Friday, January 29, 2016

Love overdose?

We grow up in a world where falling in love is one of the greatest things that can happen to you. One of the ultimate goals of someone's life.
Love, love, love, love!!!!
Meet your other half, have a nice romantic relationship, get serious with each other, get engaged, get married. 

What if....not?

Ok, yes, I admit it that falling in love can be a mindblowing exprerience.
But, why should we focus so much in falling in love? There are movies, books, music, blogs, articles, poems, and many more things about the importance of romantic love. A part of them create the general idea that if you fall in love (and only then!) you're going to be whole, feel completed.
But, inside all this kind of crazyness, do we lose other things?
Maybe other kinds of love, love for friends and family (and pets) that can make us feel complete as well.

Why should we concentrate so much in love and talking about every aspect of it,
like it's the one thing that's going to change the world and make it a better place?


Thursday, January 28, 2016

Question marks


There are question marks that pop inside yοur mind. Sometimes it only takes a random (or not so random) stimulus. 

How much do you live?

Do you really live?

What do you do for the world?

Are you going to make the slightest change in the world with your actions and life?

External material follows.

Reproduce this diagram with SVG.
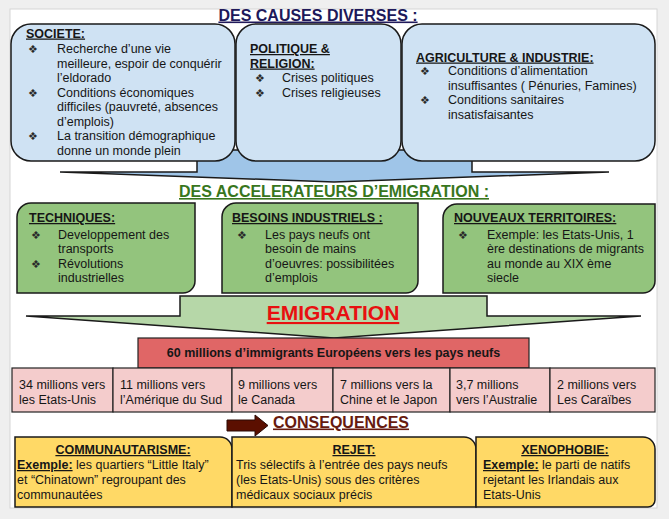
<svg xmlns="http://www.w3.org/2000/svg" width="669" height="519" viewBox="0 0 669 519">
<style>
text{font-family:"Liberation Sans",Arial,sans-serif;font-size:12.5px;fill:#161616}
.b{font-weight:bold}
.u{text-decoration:underline}
.bl{font-family:"DejaVu Sans",sans-serif;font-size:11px;fill:#2a2a2a}
.blue{fill:#cfe2f3;stroke:#1a1a1a;stroke-width:1.5}
.green{fill:#93c47d;stroke:#1a1a1a;stroke-width:1.5}
.yel{fill:#ffd966;stroke:#1a1a1a;stroke-width:1.5}
.pink{fill:#f4cccc;stroke:#222;stroke-width:1.2}
.red{fill:#e06666;stroke:#222;stroke-width:1.2}
.title{font-size:16px;font-weight:bold;text-decoration:underline}
.c{text-anchor:middle}
</style>
<rect x="0" y="0" width="669" height="519" fill="#efefef"/>
<rect x="10" y="9" width="647" height="499" fill="#ffffff" stroke="#d6d6d6" stroke-width="1"/>

<g id="connectors">
  <polygon points="197,150 472,150 472,172 609,172 334,182 60,172 197,172" fill="#9fc5e8" stroke="#1a1a1a" stroke-width="1.5"/>
  <polygon points="180,296 487,296 487,316 641,316 334,338 26,316 180,316" fill="#b6d7a8" stroke="#1a1a1a" stroke-width="1.5"/>
  <polygon points="227,420 255,420 255,415 268,425.5 255,436 255,431 227,431" fill="#5b0f00" stroke="#2a0a05" stroke-width="1"/>
</g>

<g id="title-causes"><text x="318" y="20.5" class="title c" style="fill:#20195a">DES CAUSES DIVERSES :</text></g>

<g id="societe">
  <rect x="11" y="24" width="224" height="137" rx="20" class="blue"/>
  <text x="26" y="37.5" class="b u">SOCIETE:</text>
  <text x="28" y="53" class="bl">❖</text>
  <text x="57" y="53">Recherche d’une vie</text>
  <text x="57" y="67.5">meilleure, espoir de conquérir</text>
  <text x="57" y="82">l’eldorado</text>
  <text x="28" y="96.5" class="bl">❖</text>
  <text x="57" y="96.5">Conditions économiques</text>
  <text x="57" y="111">difficiles (pauvreté, absences</text>
  <text x="57" y="125.5">d’emplois)</text>
  <text x="28" y="140" class="bl">❖</text>
  <text x="57" y="140">La transition démographique</text>
  <text x="57" y="154.5">donne un monde plein</text>
</g>

<g id="politique">
  <rect x="236" y="24" width="165" height="137" rx="20" class="blue"/>
  <text x="250" y="53" class="b u">POLITIQUE &amp;</text>
  <text x="250" y="67.5" class="b u">RELIGION:</text>
  <text x="255" y="82" class="bl">❖</text>
  <text x="282" y="82">Crises politiques</text>
  <text x="255" y="96.5" class="bl">❖</text>
  <text x="282" y="96.5">Crises religieuses</text>
</g>

<g id="agriculture">
  <rect x="402" y="24" width="253" height="137" rx="20" class="blue"/>
  <text x="416" y="61.5" class="b u">AGRICULTURE &amp; INDUSTRIE:</text>
  <text x="420" y="75" class="bl">❖</text>
  <text x="448" y="75">Conditions d’alimentation</text>
  <text x="448" y="89.5">insuffisantes ( Pénuries, Famines)</text>
  <text x="420" y="104" class="bl">❖</text>
  <text x="448" y="104">Conditions sanitaires</text>
  <text x="448" y="118.5">insatisfaisantes</text>
</g>

<g id="title-accelerateurs"><text x="334" y="197" class="title c" style="fill:#38761d">DES ACCELERATEURS D’EMIGRATION :</text></g>

<g id="techniques">
  <path d="M31 203H195V281A12 12 0 0 1 183 293H17V217A14 14 0 0 1 31 203Z" class="green"/>
  <text x="29" y="222" class="b u">TECHNIQUES:</text>
  <text x="31" y="238.5" class="bl">❖</text>
  <text x="58" y="238.5">Developpement des</text>
  <text x="58" y="253">transports</text>
  <text x="31" y="267.5" class="bl">❖</text>
  <text x="58" y="267.5">Révolutions</text>
  <text x="58" y="282">industrielles</text>
</g>

<g id="besoins">
  <path d="M236 203H418V281A12 12 0 0 1 406 293H222V217A14 14 0 0 1 236 203Z" class="green"/>
  <text x="232" y="222" class="b u">BESOINS INDUSTRIELS :</text>
  <text x="237" y="238.5" class="bl">❖</text>
  <text x="265" y="238.5">Les pays neufs ont</text>
  <text x="265" y="253">besoin de mains</text>
  <text x="265" y="267.5">d’oeuvres: possibilitées</text>
  <text x="265" y="282">d’emplois</text>
</g>

<g id="territoires">
  <path d="M457 204H655V281A12 12 0 0 1 643 293H443V218A14 14 0 0 1 457 204Z" class="green"/>
  <text x="454" y="222" class="b u">NOUVEAUX TERRITOIRES:</text>
  <text x="458" y="238.5" class="bl">❖</text>
  <text x="487" y="238.5">Exemple: les Etats-Unis, 1</text>
  <text x="487" y="253">ère destinations de migrants</text>
  <text x="487" y="267.5">au monde au XIX ème</text>
  <text x="487" y="282">siecle</text>
</g>

<g id="emigration"><text x="333" y="320" class="c b u" style="font-size:21px;fill:#e81010">EMIGRATION</text></g>

<g id="total">
  <rect x="138" y="338" width="391" height="30" class="red"/>
  <text x="333.5" y="357" class="b c">60 millions d’immigrants Européens vers les pays neufs</text>
</g>

<g id="etats-unis"><rect x="12" y="368" width="101" height="44" class="pink"/><text x="19" y="389">34 millions vers</text><text x="19" y="404">les Etats-Unis</text></g>
<g id="amerique-sud"><rect x="113" y="368" width="119" height="44" class="pink"/><text x="120" y="389">11 millions vers</text><text x="120" y="404">l’Amérique du Sud</text></g>
<g id="canada"><rect x="232" y="368" width="101" height="44" class="pink"/><text x="238" y="389">9 millions vers</text><text x="238" y="404">le Canada</text></g>
<g id="chine-japon"><rect x="333" y="368" width="117" height="44" class="pink"/><text x="340" y="389">7 millions vers la</text><text x="340" y="404">Chine et le Japon</text></g>
<g id="australie"><rect x="450" y="368" width="100" height="44" class="pink"/><text x="456" y="389">3,7 millions</text><text x="456" y="404">vers l’Australie</text></g>
<g id="caraibes"><rect x="550" y="368" width="105" height="44" class="pink"/><text x="557" y="389">2 millions vers</text><text x="557" y="404">Les Caraïbes</text></g>

<g id="consequences"><text x="273" y="427.5" class="title" style="fill:#661a0e">CONSEQUENCES</text></g>

<g id="communautarisme">
  <path d="M15 437H220A12 12 0 0 1 232 449V507H15Z" class="yel"/>
  <text x="123" y="454" class="b u c">COMMUNAUTARISME:</text>
  <text x="17" y="469"><tspan class="b u">Exemple:</tspan> les quartiers “Little Italy”</text>
  <text x="17" y="484">et “Chinatown” regroupant des</text>
  <text x="17" y="498.5">communautées</text>
</g>

<g id="rejet">
  <path d="M232 437H464A12 12 0 0 1 476 449V507H232Z" class="yel"/>
  <text x="354" y="454" class="b u c">REJET:</text>
  <text x="236" y="469">Tris sélectifs à l’entrée des pays neufs</text>
  <text x="236" y="484">(les Etats-Unis) sous des critères</text>
  <text x="236" y="498.5">médicaux sociaux précis</text>
</g>

<g id="xenophobie">
  <path d="M476 437H643A12 12 0 0 1 655 449V500A7 7 0 0 1 648 507H476Z" class="yel"/>
  <text x="565" y="454" class="b u c">XENOPHOBIE:</text>
  <text x="483" y="469"><tspan class="b u">Exemple:</tspan> le parti de natifs</text>
  <text x="483" y="484">rejetant les Irlandais aux</text>
  <text x="483" y="498.5">Etats-Unis</text>
</g>
</svg>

Do you let time go by without doing your best to live and create?

Are you happy? 

Could you be happier?



Saturday, January 16, 2016

Why I choose to be giddy and childish (sometimes)

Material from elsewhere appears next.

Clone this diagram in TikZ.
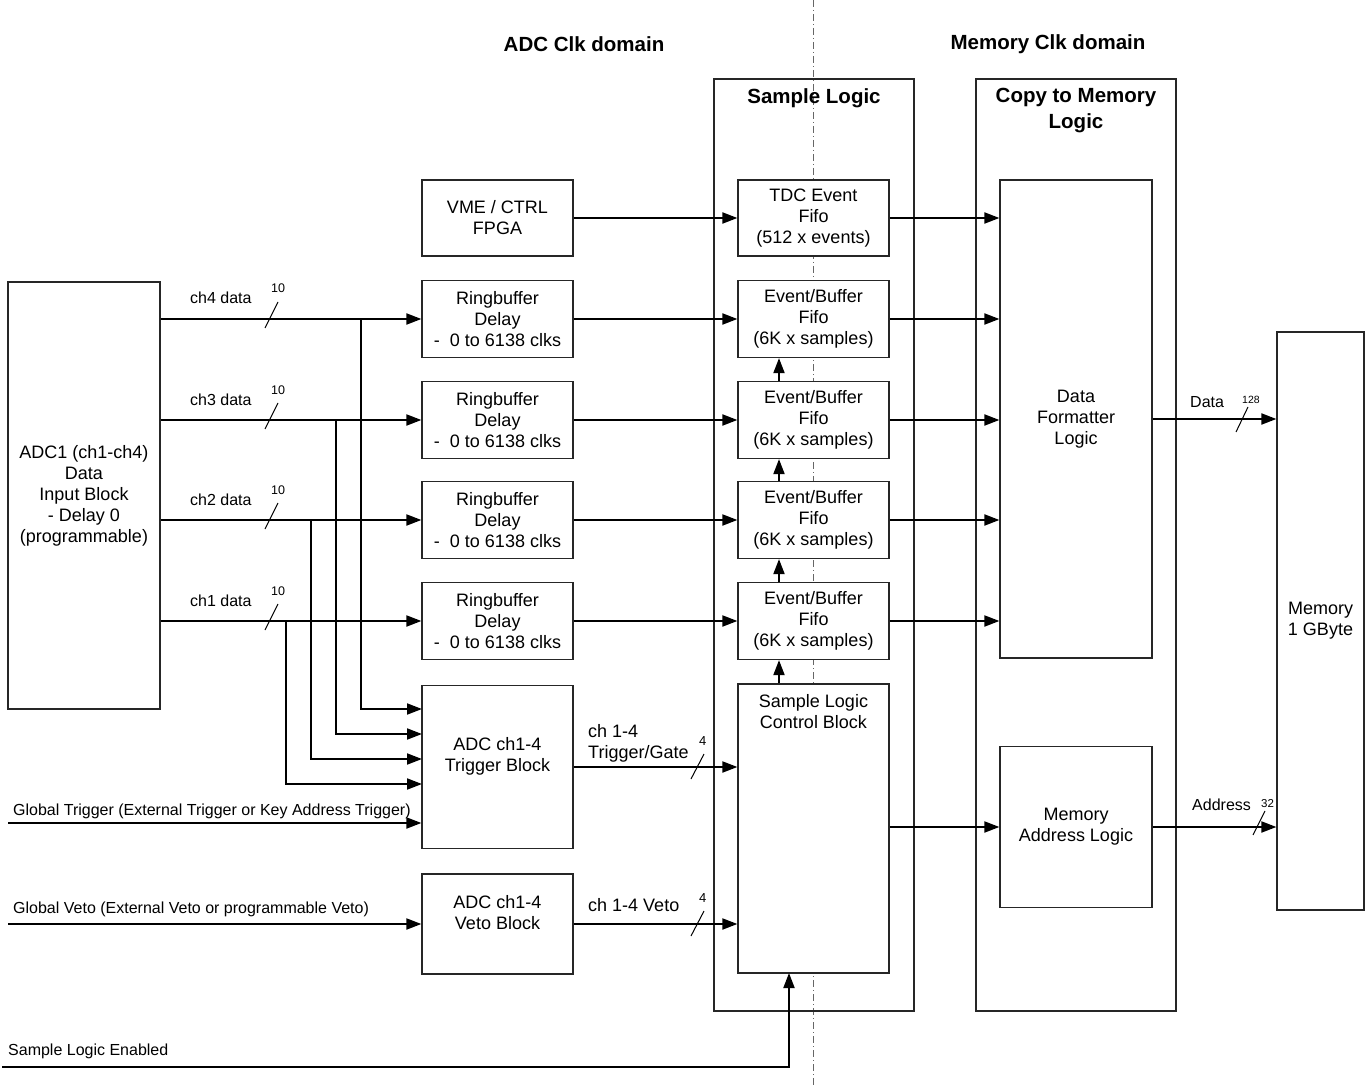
\documentclass[tikz,border=0pt]{standalone}
\usepackage{fontspec}
\setmainfont{Liberation Sans}
\usetikzlibrary{arrows.meta,calc}
\begin{document}
\begin{tikzpicture}[x=1pt,y=-1pt,
  box/.style={draw=black!85, line width=1.2pt, fill=white, inner sep=0pt, minimum width=151pt},
  frame/.style={draw=black!85, line width=1.2pt, inner sep=0pt, minimum width=200pt, minimum height=932pt},
  conn/.style={line width=1.9pt, -{Triangle[length=15pt,width=11pt]}},
  txt/.style={font=\fontsize{18}{21}\selectfont, align=center, inner sep=0pt},
  lbl/.style={font=\fontsize{16}{19}\selectfont, inner sep=0pt},
  bus/.style={font=\fontsize{12.5}{14}\selectfont, inner sep=0pt},
  hdr/.style={font=\bfseries\fontsize{20.5}{26}\selectfont, align=center, inner sep=0pt},
  slash/.style={line width=1pt}
]
\useasboundingbox (0,0) rectangle (1369,1086);

% clock domain boundary
\draw[black!60, line width=0.8pt, dash pattern=on 7pt off 3pt on 1pt off 3pt] (813,0) -- (813,1086);

% headings
\node[hdr] (hadc) at (584,44) {ADC Clk domain};
\node[hdr] (hmem) at (1048,44) {Memory Clk domain};

% outer logic frames
\node[frame] (slo) at (814,545) {};
\node[frame] (cpo) at (1076,545) {};
\node[hdr] (slot) at (814,98) {Sample Logic};
\node[hdr, anchor=north] (cpot) at (1076,88) {Copy to Memory\\Logic};

% ADC input block
\node[box, minimum width=152pt, minimum height=427pt, txt] (adc) at (84,495.5)
  {ADC1 (ch1-ch4)\\Data\\Input Block\\- Delay 0\\(programmable)};

% VME / CTRL
\node[box, minimum height=76pt, txt] (vme) at (497.5,218) {VME / CTRL\\FPGA};

% ringbuffers
\foreach \n/\y in {4/319,3/420,2/520,1/621}{
  \node[box, minimum height=77pt, txt] (rb\n) at (497.5,\y) {Ringbuffer\\Delay\\-\ \ 0 to 6138 clks};
}

% trigger and veto blocks
\node[box, minimum height=163pt] (trig) at (497.5,767) {};
\node[txt] (trigt) at (497.5,756) {ADC ch1-4\\Trigger Block};
\node[box, minimum height=100pt] (veto) at (497.5,924) {};
\node[txt] (vetot) at (497.5,912.5) {ADC ch1-4\\Veto Block};

% sample logic fifos
\node[box, minimum height=76pt, txt] (tdc) at (813.5,218) {TDC Event\\Fifo\\(512 x events)};
\foreach \n/\y in {4/319,3/420,2/520,1/621}{
  \node[box, minimum height=77pt, txt] (f\n) at (813.5,\y) {Event/Buffer\\Fifo\\(6K x samples)};
}
\node[box, minimum height=289pt] (ctl) at (813.5,828.5) {};
\node[txt] (ctlt) at (813.5,711.5) {Sample Logic\\Control Block};

% copy to memory logic
\node[box, minimum width=152pt, minimum height=478pt, txt] (fmt) at (1076,419) {Data\\Formatter\\Logic};
\node[box, minimum width=152pt, minimum height=161pt, txt] (addr) at (1076,827) {Memory\\Address Logic};

% memory
\node[box, minimum width=87pt, minimum height=578pt, txt] (mem) at (1320.5,621) {Memory\\1 GByte};

% channel data paths
\foreach \n/\y in {4/319,3/420,2/520,1/621}{
  \draw[conn] (adc.east |- rb\n.west) -- (rb\n.west);
  \draw[conn] (rb\n.east) -- (f\n.west);
  \draw[conn] (f\n.east) -- (fmt.west |- f\n.east);
  \draw[slash] (265,\y+9) -- (278,\y-17);
  \node[bus, anchor=base west] at (271,\y-26) {10};
  \node[lbl, anchor=base west] at (190,\y-15) {ch\n\ data};
}

% channel taps into the trigger block
\coordinate (j4) at (361,319);
\coordinate (j3) at (336,420);
\coordinate (j2) at (311,520);
\coordinate (j1) at (286,621);
\coordinate (t4) at (422,709);
\coordinate (t3) at (422,734);
\coordinate (t2) at (422,759);
\coordinate (t1) at (422,784);
\foreach \n in {4,3,2,1}{
  \draw[conn] (j\n) |- (t\n);
}

% global trigger / veto inputs
\coordinate (gtin) at (8,823);
\coordinate (gvin) at (8,924);
\draw[conn] (gtin) -- (trig.west |- gtin);
\draw[conn] (gvin) -- (veto.west |- gvin);
\node[lbl, anchor=base west] at (13,815) {Global Trigger (External Trigger or Key Address Trigger)};
\node[lbl, anchor=base west] at (13,913) {Global Veto (External Veto or programmable Veto)};

% VME to TDC fifo and on to the formatter
\draw[conn] (vme.east) -- (tdc.west);
\draw[conn] (tdc.east) -- (fmt.west |- tdc.east);

% fifo chain
\draw[conn] ($(ctl.north)+(-34.5,0)$) -- ($(f1.south)+(-34.5,0)$);
\draw[conn] ($(f1.north)+(-34.5,0)$) -- ($(f2.south)+(-34.5,0)$);
\draw[conn] ($(f2.north)+(-34.5,0)$) -- ($(f3.south)+(-34.5,0)$);
\draw[conn] ($(f3.north)+(-34.5,0)$) -- ($(f4.south)+(-34.5,0)$);

% trigger / veto to control block
\draw[conn] (trig.east) -- (ctl.west |- trig.east);
\draw[slash] (691,779) -- (704,754);
\node[bus, anchor=base west, font=\fontsize{13}{15}\selectfont] at (699,745) {4};
\node[txt, anchor=base west] at (588,737) {ch 1-4};
\node[txt, anchor=base west] at (588,758) {Trigger/Gate};

\draw[conn] (veto.east) -- (ctl.west |- veto.east);
\draw[slash] (691,936) -- (704,911);
\node[bus, anchor=base west, font=\fontsize{13}{15}\selectfont] at (699,902) {4};
\node[txt, anchor=base west] at (588,911) {ch 1-4 Veto};

% control block to address logic
\draw[conn] (ctl.east |- addr.west) -- (addr.west);

% outputs to memory
\draw[conn] (fmt.east) -- (mem.west |- fmt.east);
\draw[slash] (1236,432) -- (1248,407);
\node[lbl, anchor=base west] at (1190,407) {Data};
\node[bus, anchor=base west, font=\fontsize{10.5}{12}\selectfont] at (1242,403) {128};

\draw[conn] (addr.east) -- (mem.west |- addr.east);
\draw[slash] (1253,835) -- (1265,811);
\node[lbl, anchor=base west] at (1192,810) {Address};
\node[bus, anchor=base west, font=\fontsize{11.5}{13}\selectfont] at (1261,807) {32};

% sample logic enable
\coordinate (slein) at (2,1067);
\coordinate (ctlin) at (789,973);
\draw[conn] (slein) -| (ctlin);
\node[lbl, anchor=base west] at (8,1055) {Sample Logic Enabled};

\end{tikzpicture}
\end{document}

If you know me personally, it's almost certain that at some point you thought I was giddy or childish.
And you were probably right. Because sometimes (ok, many times) I am those things.
But not by chance. I'm choosing to be those things!

The world we live in is ugly. Yes, there are some good things too, but most things in it are ugly and bad. If you take a moment and think about how things really are, chances are that you're going to end up depressed, cynic, somehow similar to these and definitely unhappy.

It's been years now since I took a look around me and saw the world for what it really is. Time went by and I made the decision to be in a constant search for happiness, to focus on the bright side of life as much as I can, to be giddy and even kind of childish sometimes.
Because, this way I fight against the ugliness of the world.
This way I try to create my own happiness (sometimes I make it, some others not).
This way I fight against every black hole (a.k.a. mood/period of time of blues and melancholy) that crosses my mind.
This way I smile.
This way I survive in the best possible way.

And I'm going to keep doing  it, because I want to. I'm doing the things I should do as an adult, I know how the world really is and I make the choice of being the way I want and the way that satisfies me the most!





Thursday, January 7, 2016

Having no master

When you're asking for freedom, you must first give yourself freedom.
That's the way it goes. Usually yourself is the first person that keeps you trapped and doesn't let you be totally (or even in a good percent) free! It's hard, because sometimes you may not even realize how much do you suppress your own self. It might be the way you were raised, the environment you live in, the way you live your life, or a combination of all these.
Your way to freedom starts with a simple question: " what do I really want?".
The procedure of getting what you really want may break your bones a little bit (or a lot), the changes may be big, you may learn to react differently in certain situations and even stand up to yourself and others when needed in order to reach your goal.
Plus, you must be prepared to lose some people (or set them aside, it depends on your point of view). While going for what you really want, you put everything into perspective and you may realise that you don't want some types of behavior in your life.
While changing yourself and your life, the dynamics of your relationships with others are going to change as well (with some, the changes will come naturally and with some others are going to be your own choices). And that's basically the next step of freeing yourself! Being as free as you can from others. There comes a moment when you feel like you have no master, you need no bossy figure in your close circle of family and friends. And that no one is better on telling you what you want and what you need than yourself. You should be prepared for a few loses at this point. But it's ok, you can live without anyone that you think of as necessary right now. Freedom and the change you need to reach it take a lot of strength and inner will. Basically is a procedure of reaching your truth and finding your balance in your relationships with others and the whole world.
The only difference is that you can taste freedom and you're totally your own boss! 
Well done (for now)!

Monday, January 4, 2016

No miracles


In the last days of 2015 we had our last practise/meeting of the year with my theatrical game group.
And among other things, each one of us wrote a small letter to Santa Claus. 
In mine, I was asking for a small miracle, something to happen, something that I wouldn't have to try so hard and work for it; something to come on its own and maybe something unexpected.

Since then I gave it some thought and I reached to a conclusion.
Miracles don't exist!
Miracles (things that come on their own and out of the blue) don't happen, they just don't!

Everything that happens in our lives has to do with us and the others around us. 
When a good career opportunity comes, it's because you worked and you pushed yourself to reach this point.
When you meet new people or maybe a new love, it's because you went out or you started a new activity, you were open to everything and everyone around you.
These are only examples, but think about it..... if you stay all day in your house doing nothing, nothing mindblowing is going to come. And when something, like a new friendship, happens it's because the other person want it for it to happen.

Miracles don't happen and it's abolutely fine.

 Now get up and do something yourself!